Charity Magazine

World of Children Award Key-Shaped Jewelry

Posted on the 04 November 2013 by Steveliu @charitablegift

The World of Children Award is sometimes referred to as the “Nobel Prize for child advocates”. It recognizes and provides funding for some of those who make a big difference for children worldwide. This year’s Advocacy Award Recipient is someone we’re talked about in the past on this blog: Lauren Bush Lauren, the originator and founder of the FEED Bag that has helped so many children around the world. Past honorees have included amazing people around the world who have improved childrens’ medicine around the world; helped comfort and support children faced with illnesses, poverty, or violence; and otherwise helped the neediest and most innocent people in the world.

Their annual award event is this coming Thursday in New York City. In commemoration, they’re selling two beautiful pieces of jewelry.

The first is a sterling silver horseshoe key chain:

horseshoe keychain

This will sell for $250. It’s made of sterling silver and features the signature World of Children Award logo. It’s available for purchase here.

The second is a Sterling Silver Necklance, also inspired by the World of Children Award logo and created by jewelry designers Adam Shulman and Heidi Nahser Fink of James Banks Design.

key shaped necklace

It sells for $1000 and is available for purchase here.

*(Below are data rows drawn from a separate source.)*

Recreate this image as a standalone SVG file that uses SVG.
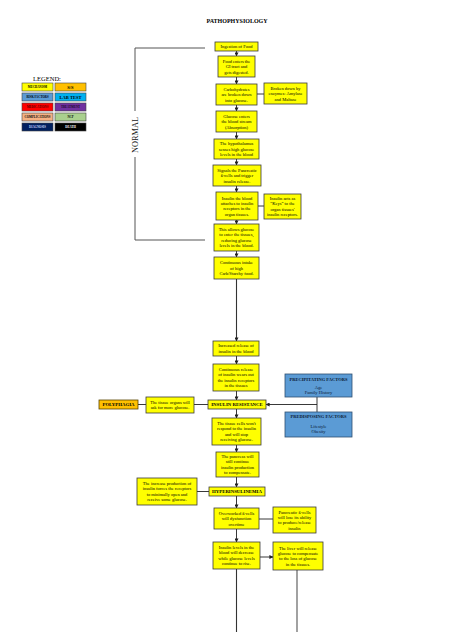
<svg xmlns="http://www.w3.org/2000/svg" width="474" height="632" viewBox="0 0 474 632">
<style>
text{font-family:"Liberation Serif","Times New Roman",serif;fill:#000}
.box rect{fill:#FFFF00;stroke:#3a3a3a;stroke-width:0.8}
.box text{font-size:4.5px;text-anchor:middle}
.blue rect{fill:#5B9BD5;stroke:#2f4f70;stroke-width:0.8}
.blue text{font-size:4.5px;text-anchor:middle;fill:#0b1a33}
.hd{font-weight:bold;font-size:4.6px}
.bold text{font-weight:bold;font-size:4.8px}
.orange rect{fill:#FFC000;stroke:#5a4500;stroke-width:0.8}
.conn line,.conn path{stroke:#222;stroke-width:0.9;fill:none}
.br{stroke:#555;stroke-width:1;fill:none}
.lg rect{stroke:#444;stroke-width:0.6}
.lg text{font-size:3px;font-weight:bold;text-anchor:middle}
</style>
<defs>
<marker id="ah" markerWidth="4" markerHeight="4" refX="3.6" refY="2" orient="auto" markerUnits="userSpaceOnUse">
<path d="M0,0 L4,2 L0,4 Z" fill="#222"/>
</marker>
</defs>

<text x="237" y="23" font-size="6" font-weight="bold" text-anchor="middle">PATHOPHYSIOLOGY</text>

<g id="legend" class="lg">
<text x="47" y="81" font-size="6.5" font-weight="normal" style="font-size:6.5px;font-weight:normal">LEGEND:</text>
<rect x="22" y="83" width="31" height="8" fill="#FFFF00"/><text x="37.5" y="88.2">MECHANISM</text>
<rect x="55" y="83" width="31" height="8" fill="#FFC000"/><text x="70.5" y="88.6" style="font-size:4.5px">S/S</text>
<rect x="22" y="93" width="31" height="8" fill="#5B9BD5"/><text x="37.5" y="98.2">RISK FACTORS</text>
<rect x="55" y="93" width="31" height="8" fill="#00B0F0"/><text x="70.5" y="98.6" style="font-size:4.5px">LAB TEST</text>
<rect x="22" y="103" width="31" height="8" fill="#FF0000"/><text x="37.5" y="108.2" style="fill:#5a0000">MEDICATIONS</text>
<rect x="55" y="103" width="31" height="8" fill="#7030A0"/><text x="70.5" y="108.2" style="fill:#1a0a2a">TREATMENT</text>
<rect x="22" y="113" width="31" height="8" fill="#F4B183"/><text x="37.5" y="118.2">COMPLICATIONS</text>
<rect x="55" y="113" width="31" height="8" fill="#A9D08E"/><text x="70.5" y="118.2">NCP</text>
<rect x="22" y="123" width="31" height="8" fill="#002060"/><text x="37.5" y="128.2" style="fill:#cfd8ff">DIAGNOSIS</text>
<rect x="55" y="123" width="31" height="8" fill="#000000"/><text x="70.5" y="128.2" style="fill:#ffffff">DEATH</text>
</g>

<g id="bracket">
<path class="br" d="M205,48 H135 V111 M135,157 V240 H205"/>
<text x="138" y="135" font-size="8.3" text-anchor="middle" transform="rotate(-90 138 135)" style="fill:#222">NORMAL</text>
</g>

<g id="connectors" class="conn">
<line x1="236.5" y1="51" x2="236.5" y2="56" marker-end="url(#ah)"/>
<line x1="236.5" y1="77" x2="236.5" y2="84" marker-end="url(#ah)"/>
<line x1="257" y1="94" x2="264" y2="94"/>
<line x1="236.5" y1="105" x2="236.5" y2="111" marker-end="url(#ah)"/>
<line x1="236.5" y1="132" x2="236.5" y2="139" marker-end="url(#ah)"/>
<line x1="236.5" y1="159" x2="236.5" y2="165" marker-end="url(#ah)"/>
<line x1="236.5" y1="186" x2="236.5" y2="192" marker-end="url(#ah)"/>
<line x1="258" y1="206" x2="264" y2="206"/>
<line x1="236.5" y1="220" x2="236.5" y2="224" marker-end="url(#ah)"/>
<line x1="236.5" y1="251" x2="236.5" y2="257" marker-end="url(#ah)"/>
<line x1="236.5" y1="279" x2="236.5" y2="341" marker-end="url(#ah)" style="stroke:#333;stroke-width:1.1"/>
<line x1="236.5" y1="356" x2="236.5" y2="364" marker-end="url(#ah)"/>
<line x1="236.5" y1="391" x2="236.5" y2="400" marker-end="url(#ah)"/>
<line x1="317" y1="397" x2="317" y2="412"/>
<line x1="317" y1="404.5" x2="266" y2="404.5" marker-end="url(#ah)"/>
<line x1="208" y1="404.5" x2="194" y2="404.5"/>
<line x1="146" y1="404.5" x2="138" y2="404.5"/>
<line x1="236.5" y1="409" x2="236.5" y2="418" marker-end="url(#ah)"/>
<line x1="236.5" y1="445" x2="236.5" y2="452" marker-end="url(#ah)"/>
<line x1="236.5" y1="477" x2="236.5" y2="487" marker-end="url(#ah)"/>
<line x1="197" y1="491.5" x2="209" y2="491.5"/>
<line x1="236.5" y1="496" x2="236.5" y2="508" marker-end="url(#ah)"/>
<line x1="259" y1="519" x2="273" y2="519"/>
<line x1="236.5" y1="529" x2="236.5" y2="542" marker-end="url(#ah)"/>
<line x1="260" y1="557" x2="273" y2="557" marker-end="url(#ah)"/>
<line x1="236.5" y1="569" x2="236.5" y2="632" style="stroke:#333;stroke-width:1.1"/>
<line x1="297" y1="570" x2="297" y2="632" style="stroke:#555;stroke-width:1.1"/>
</g>

<g id="n1" class="box"><rect x="215" y="42" width="43" height="9"/><text x="236.5" y="48.1">Ingestion of Food</text></g>
<g id="n2" class="box"><rect x="218" y="56" width="37" height="21"/><text x="236.5" y="62.7"><tspan x="236.5">Food enters the</tspan><tspan x="236.5" dy="5.4">GI tract and</tspan><tspan x="236.5" dy="5.4">gets digested.</tspan></text></g>
<g id="n3" class="box"><rect x="216" y="84" width="41" height="21"/><text x="236.5" y="90.7"><tspan x="236.5">Carbohydrates</tspan><tspan x="236.5" dy="5.4">are broken down</tspan><tspan x="236.5" dy="5.4">into glucose.</tspan></text></g>
<g id="s1" class="box"><rect x="264" y="83" width="43" height="21"/><text x="285.5" y="89.7"><tspan x="285.5">Broken down by</tspan><tspan x="285.5" dy="5.4">enzymes: Amylase</tspan><tspan x="285.5" dy="5.4">and Maltase</tspan></text></g>
<g id="n4" class="box"><rect x="216" y="111" width="41" height="21"/><text x="236.5" y="117.7"><tspan x="236.5">Glucose enters</tspan><tspan x="236.5" dy="5.4">the blood stream</tspan><tspan x="236.5" dy="5.4">(Absorption)</tspan></text></g>
<g id="n5" class="box"><rect x="214" y="139" width="45" height="20"/><text x="236.5" y="145.2"><tspan x="236.5">The hypothalamus</tspan><tspan x="236.5" dy="5.4">senses high glucose</tspan><tspan x="236.5" dy="5.4">levels in the blood</tspan></text></g>
<g id="n6" class="box"><rect x="213" y="165" width="48" height="21"/><text x="237" y="171.7"><tspan x="237">Signals the Pancreatic</tspan><tspan x="237" dy="5.4">ß-cells and trigger</tspan><tspan x="237" dy="5.4">insulin release.</tspan></text></g>
<g id="n7" class="box"><rect x="216" y="192" width="42" height="28"/><text x="237" y="199.5"><tspan x="237">Insulin the blood</tspan><tspan x="237" dy="5.4">attaches to insulin</tspan><tspan x="237" dy="5.4">receptors in the</tspan><tspan x="237" dy="5.4">organ tissues.</tspan></text></g>
<g id="s2" class="box"><rect x="264" y="194" width="37" height="25"/><text x="282.5" y="200"><tspan x="282.5">Insulin acts as</tspan><tspan x="282.5" dy="5.4">“Keys” to the</tspan><tspan x="282.5" dy="5.4">organ tissues'</tspan><tspan x="282.5" dy="5.4">insulin receptors.</tspan></text></g>
<g id="n8" class="box"><rect x="214" y="224" width="45" height="27"/><text x="236.5" y="231"><tspan x="236.5">This allows glucose</tspan><tspan x="236.5" dy="5.4">to enter the tissues,</tspan><tspan x="236.5" dy="5.4">reducing glucose</tspan><tspan x="236.5" dy="5.4">levels in the blood.</tspan></text></g>
<g id="n9" class="box"><rect x="214" y="257" width="45" height="22"/><text x="236.5" y="264.2"><tspan x="236.5">Continuous intake</tspan><tspan x="236.5" dy="5.4">of high</tspan><tspan x="236.5" dy="5.4">Carb/Starchy food.</tspan></text></g>
<g id="n10" class="box"><rect x="213" y="341" width="46" height="15"/><text x="236" y="347.4"><tspan x="236">Increased release of</tspan><tspan x="236" dy="5.4">insulin in the blood</tspan></text></g>
<g id="n11" class="box"><rect x="213" y="364" width="46" height="27"/><text x="236" y="371"><tspan x="236">Continuous release</tspan><tspan x="236" dy="5.4">of insulin wears out</tspan><tspan x="236" dy="5.4">the insulin receptors</tspan><tspan x="236" dy="5.4">in the tissues</tspan></text></g>
<g id="precip" class="blue"><rect x="285" y="374" width="67" height="23"/><text x="318.5" y="381" class="hd">PRECIPITATING FACTORS</text><text x="318.5" y="388.5">Age</text><text x="318.5" y="393.5">Family History</text></g>
<g id="predisp" class="blue"><rect x="285" y="412" width="67" height="25"/><text x="318.5" y="418" class="hd">PREDISPOSING FACTORS</text><text x="318.5" y="427.5">Lifestyle</text><text x="318.5" y="432.5">Obesity</text></g>
<g id="ir" class="box bold"><rect x="208" y="400" width="58" height="9"/><text x="237" y="406.3">INSULIN RESISTANCE</text></g>
<g id="tissue" class="box"><rect x="146" y="397" width="48" height="16"/><text x="170" y="403.9"><tspan x="170">The tissue organs will</tspan><tspan x="170" dy="5.4">ask for more glucose.</tspan></text></g>
<g id="poly" class="box bold orange"><rect x="99" y="400" width="39" height="9"/><text x="118.5" y="406.3">POLYPHAGIA</text></g>
<g id="n12" class="box"><rect x="212" y="418" width="49" height="27"/><text x="236.5" y="425"><tspan x="236.5">The tissue cells won't</tspan><tspan x="236.5" dy="5.4">respond to the insulin</tspan><tspan x="236.5" dy="5.4">and will stop</tspan><tspan x="236.5" dy="5.4">receiving glucose.</tspan></text></g>
<g id="n13" class="box"><rect x="216" y="452" width="43" height="25"/><text x="237.5" y="458"><tspan x="237.5">The pancreas will</tspan><tspan x="237.5" dy="5.4">still continue</tspan><tspan x="237.5" dy="5.4">insulin production</tspan><tspan x="237.5" dy="5.4">to compensate.</tspan></text></g>
<g id="hyper" class="box bold"><rect x="209" y="487" width="56" height="9"/><text x="237" y="493.3">HYPERINSULINEMIA</text></g>
<g id="forces" class="box"><rect x="137" y="478" width="60" height="27"/><text x="167" y="485"><tspan x="167">The increase production of</tspan><tspan x="167" dy="5.4">insulin forces the receptors</tspan><tspan x="167" dy="5.4">to minimally open and</tspan><tspan x="167" dy="5.4">receive some glucose.</tspan></text></g>
<g id="n14" class="box"><rect x="214" y="508" width="45" height="21"/><text x="236.5" y="514.7"><tspan x="236.5">Overworked ß-cells</tspan><tspan x="236.5" dy="5.4">will dysfunction</tspan><tspan x="236.5" dy="5.4">overtime</tspan></text></g>
<g id="s3" class="box"><rect x="273" y="507" width="43" height="26"/><text x="294.5" y="513.5"><tspan x="294.5">Pancreatic ß-cells</tspan><tspan x="294.5" dy="5.4">will lose its ability</tspan><tspan x="294.5" dy="5.4">to produce/release</tspan><tspan x="294.5" dy="5.4">insulin</tspan></text></g>
<g id="n15" class="box"><rect x="213" y="542" width="47" height="27"/><text x="236.5" y="549"><tspan x="236.5">Insulin levels in the</tspan><tspan x="236.5" dy="5.4">blood will decrease</tspan><tspan x="236.5" dy="5.4">while glucose levels</tspan><tspan x="236.5" dy="5.4">continue to rise.</tspan></text></g>
<g id="n16" class="box"><rect x="273" y="542" width="50" height="28"/><text x="298" y="549.5"><tspan x="298">The liver will release</tspan><tspan x="298" dy="5.4">glucose to compensate</tspan><tspan x="298" dy="5.4">to the loss of glucose</tspan><tspan x="298" dy="5.4">in the tissues.</tspan></text></g>
</svg>
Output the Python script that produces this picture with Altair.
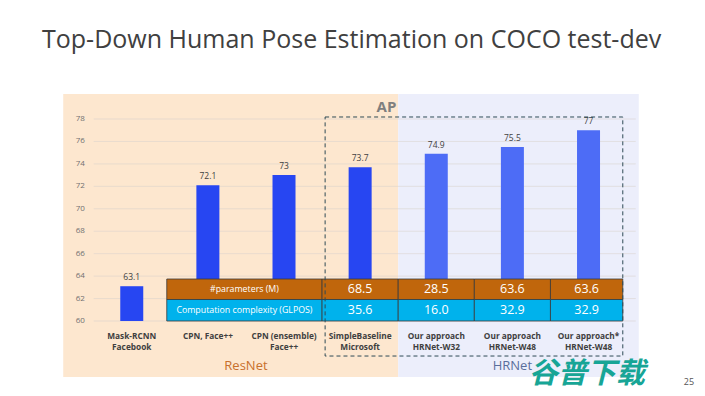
import altair as alt
import pandas as pd

# ---- data ----
categories = ["Mask-RCNN\nFacebook", "CPN, Face++", "CPN (ensemble)\nFace++",
              "SimpleBaseline\nMicrosoft", "Our approach\nHRNet-W32",
              "Our approach\nHRNet-W48", "Our approach*\nHRNet-W48"]
ap_values = [63.1, 72.1, 73, 73.7, 74.9, 75.5, 77]
ap_labels = ["63.1", "72.1", "73", "73.7", "74.9", "75.5", "77"]
backbones = ["ResNet", "ResNet", "ResNet", "ResNet", "HRNet", "HRNet", "HRNet"]
table_categories = [3, 4, 5, 6]          # indices of the compared methods
params_m = [68.5, 28.5, 63.6, 63.6]
gflops = [35.6, 16.0, 32.9, 32.9]
y_ticks = [60, 62, 64, 66, 68, 70, 72, 74, 76, 78]

W, H = 689, 380
FONT = "Open Sans"
X = alt.Scale(domain=[-1.5599, 7.3592], nice=False, zero=False)
Y = alt.Scale(domain=[54.030, 87.892], nice=False, zero=False)

def xq(f):
    return alt.X(f, type="quantitative", scale=X, axis=None)

def yq(f):
    return alt.Y(f, type="quantitative", scale=Y, axis=None)

idx = list(range(len(categories)))
bars = pd.DataFrame({
    "i": idx, "cat": categories, "ap": ap_values, "lab": ap_labels,
    "base": [60] * len(idx),
    "col": ["#2746F2" if b == "ResNet" else "#4D6CF6" for b in backbones],
})

panels = pd.DataFrame({
    "x0": [-0.90, 3.5], "x1": [3.5, 6.66],
    "y0": [55.01, 55.01], "y1": [80.23, 80.23],
    "fill": ["#FDE7CF", "#ECEEFB"],
})

grid = pd.DataFrame({"t": y_ticks, "x0": -0.5, "x1": 6.62,
                     "lx": -0.615, "lab": [str(t) for t in y_ticks]})

groups = pd.DataFrame({"g": ["ResNet", "HRNet"]})
groups["x"] = [sum(i for i, b in zip(idx, backbones) if b == g) /
               backbones.count(g) for g in groups["g"]]
groups["y"] = 55.99
groups["col"] = ["#C8702C", "#5A6E9C"]

# table cells
cells = []
for row, (name, vals, fill, ymid, y0, y1) in enumerate([
        ("#parameters (M)", params_m, "#C0660C", 62.83, 61.916, 63.743),
        ("Computation complexity (GLPOS)", gflops, "#00B2EC", 60.958, 60.0, 61.916)]):
    cells.append({"x0": 0.46, "x1": 2.5, "y0": y0, "y1": y1, "fill": fill,
                  "xm": 1.48, "ym": ymid, "txt": name, "kind": "label"})
    for c, v in zip(table_categories, vals):
        cells.append({"x0": c - 0.5, "x1": min(c + 0.5, 6.45), "y0": y0, "y1": y1,
                      "fill": fill, "xm": (c - 0.5 + min(c + 0.5, 6.45)) / 2,
                      "ym": ymid, "txt": f"{v:.1f}", "kind": "value"})
cells = pd.DataFrame(cells)

box = pd.DataFrame({"x0": [2.54], "x1": [6.45], "y0": [56.88], "y1": [78.18]})

# ---- layers ----
bg = alt.Chart(panels).mark_rect().encode(
    x=xq("x0"), x2="x1", y=yq("y0"), y2="y1",
    color=alt.Color("fill:N", scale=None))

gridlines = alt.Chart(grid).mark_rule(color="#D9D2CC", strokeWidth=0.7, opacity=0.8).encode(
    x=xq("x0"), x2="x1", y=yq("t"))

ticklabels = alt.Chart(grid).mark_text(align="right", baseline="middle", font=FONT,
                                       fontSize=8, color="#707070").encode(
    x=xq("lx"), y=yq("t"), text="lab:N")

barlayer = alt.Chart(bars).mark_bar(size=23).encode(
    x=xq("i"), y=yq("ap"), y2="base",
    color=alt.Color("col:N", scale=None))

barlabels = alt.Chart(bars).mark_text(baseline="bottom", dy=-4, font=FONT,
                                      fontSize=8.5, color="#404040").encode(
    x=xq("i"), y=yq("ap"), text="lab:N")

catlabels = alt.Chart(bars).mark_text(baseline="top", lineBreak="\n", lineHeight=11,
                                      font=FONT, fontSize=8.3, fontWeight="bold",
                                      color="#404040").encode(
    x=xq("i"), y=alt.Y("y:Q", scale=Y, axis=None), text="cat:N"
).transform_calculate(y="59.05")

grouplabels = alt.Chart(groups).mark_text(font=FONT, fontSize=13, baseline="middle").encode(
    x=xq("x"), y=yq("y"), text="g:N", color=alt.Color("col:N", scale=None))

tablerects = alt.Chart(cells).mark_rect(stroke="#3A3A3A", strokeWidth=0.8).encode(
    x=xq("x0"), x2="x1", y=yq("y0"), y2="y1",
    color=alt.Color("fill:N", scale=None))

tablelab = alt.Chart(cells).transform_filter("datum.kind == 'label'").mark_text(
    font=FONT, fontSize=8.8, color="white", baseline="middle").encode(
    x=xq("xm"), y=yq("ym"), text="txt:N")

tableval = alt.Chart(cells).transform_filter("datum.kind == 'value'").mark_text(
    font=FONT, fontSize=12.5, color="white", baseline="middle").encode(
    x=xq("xm"), y=yq("ym"), text="txt:N")

dashbox = alt.Chart(box).mark_rect(fillOpacity=0, stroke="#2E4A55", strokeWidth=1,
                                   strokeDash=[4, 3]).encode(
    x=xq("x0"), x2="x1", y=yq("y0"), y2="y1")

def label(txt, x, y, **kw):
    return alt.Chart(pd.DataFrame({"t": [txt]})).mark_text(**kw).encode(
        x=alt.value(x), y=alt.value(y), text="t:N")

title = label("Top-Down Human Pose Estimation on COCO test-dev", 34, 32,
              align="left", baseline="middle", font=FONT, fontSize=25, color="#404040")
ap_txt = label("AP", 378.5, 99, align="center", baseline="middle", font=FONT,
               fontSize=15, fontWeight="bold", color="#7F7F7F")
page = label("25", 681, 374, align="center", baseline="middle", font=FONT,
             fontSize=9, color="#555555")
mark_wm = label("谷普下载", 579, 366, align="center", baseline="middle",
                font="Noto Sans CJK SC", fontSize=29, fontWeight="bold",
                fontStyle="italic", color="#17A596")

chart = alt.layer(
    bg, gridlines, ticklabels, barlayer, barlabels, catlabels, grouplabels,
    tablerects, tablelab, tableval, dashbox, title, ap_txt, page, mark_wm
).properties(
    width=W, height=H, padding=0,
    autosize=alt.AutoSizeParams(type="none"),
    background="white"
).configure_view(stroke=None)

chart.save("out.html", embed_options={"renderer": "svg", "actions": False})
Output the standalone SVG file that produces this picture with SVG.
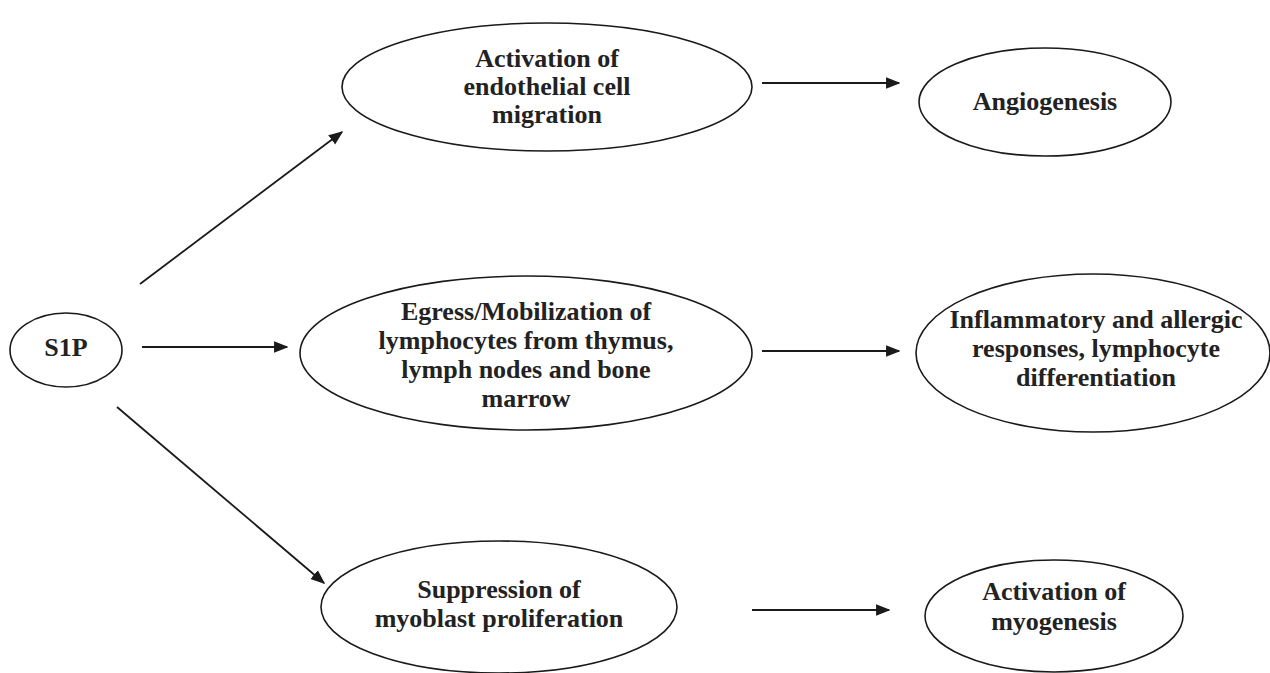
<svg xmlns="http://www.w3.org/2000/svg" width="1270" height="673" viewBox="0 0 1270 673">
<style>
.n{fill:#fff;stroke:#1a1a1a;stroke-width:1.6}
.t{font-family:"Liberation Serif","Times New Roman",serif;font-weight:bold;font-size:26px;fill:#222;text-anchor:middle}
.c line{stroke:#1a1a1a;stroke-width:1.8;marker-end:url(#ah)}
</style>
<defs>
<marker id="ah" viewBox="0 0 10 10" refX="9" refY="5" markerWidth="8" markerHeight="8" markerUnits="strokeWidth" orient="auto">
<path d="M0,1 L10,5 L0,9 Z" fill="#1a1a1a"/>
</marker>
</defs>
<rect width="1270" height="673" fill="#fff"/>
<g class="c" id="connectors">
<line x1="140" y1="284" x2="342" y2="132"/>
<line x1="142" y1="347" x2="287" y2="347"/>
<line x1="117" y1="407" x2="324" y2="583"/>
<line x1="762" y1="83" x2="899" y2="83"/>
<line x1="762" y1="351" x2="899" y2="351"/>
<line x1="752" y1="610" x2="889" y2="610"/>
</g>
<g id="s1p">
<ellipse class="n" cx="66" cy="350" rx="56" ry="37"/>
<text class="t" x="66" y="356">S1P</text>
</g>
<g id="endothelial">
<ellipse class="n" cx="547" cy="87" rx="205" ry="64"/>
<text class="t" x="547" y="67">Activation of</text>
<text class="t" x="547" y="95">endothelial cell</text>
<text class="t" x="547" y="123">migration</text>
</g>
<g id="angiogenesis">
<ellipse class="n" cx="1045" cy="102" rx="126" ry="54"/>
<text class="t" x="1045" y="110">Angiogenesis</text>
</g>
<g id="egress">
<ellipse class="n" cx="526" cy="353" rx="226" ry="77"/>
<text class="t" x="526" y="320">Egress/Mobilization of</text>
<text class="t" x="526" y="349">lymphocytes from thymus,</text>
<text class="t" x="526" y="378">lymph nodes and bone</text>
<text class="t" x="526" y="407">marrow</text>
</g>
<g id="inflammatory">
<ellipse class="n" cx="1093" cy="353" rx="177" ry="79"/>
<text class="t" x="1096" y="328">Inflammatory and allergic</text>
<text class="t" x="1096" y="357">responses, lymphocyte</text>
<text class="t" x="1096" y="386">differentiation</text>
</g>
<g id="suppression">
<ellipse class="n" cx="499" cy="607" rx="178" ry="66"/>
<text class="t" x="499" y="598">Suppression of</text>
<text class="t" x="499" y="627">myoblast proliferation</text>
</g>
<g id="myogenesis">
<ellipse class="n" cx="1054" cy="616" rx="129" ry="56"/>
<text class="t" x="1054" y="600">Activation of</text>
<text class="t" x="1054" y="630">myogenesis</text>
</g>
</svg>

100% of all contributions of both items will help World of Children Award to fund projects that exclusively support vulnerable children all around the world. For instance – purchasing silver horseshoe key ring could provide a full month of rice for 25 children in Cambodia, or self-defense training for more than 1,000 vulnerable young girls worldwide,  or go to help someone like honoree Triveni Acharya, who rescues victims of child trafficking, or honoree Mead Welles, who gives essential prosthetic devices to children in third-world countries with limb deformities.  In its 16-year history, World of Children Award has invested more than $5 million in programs led by 100 Honorees serving vulnerable children in 150 countries.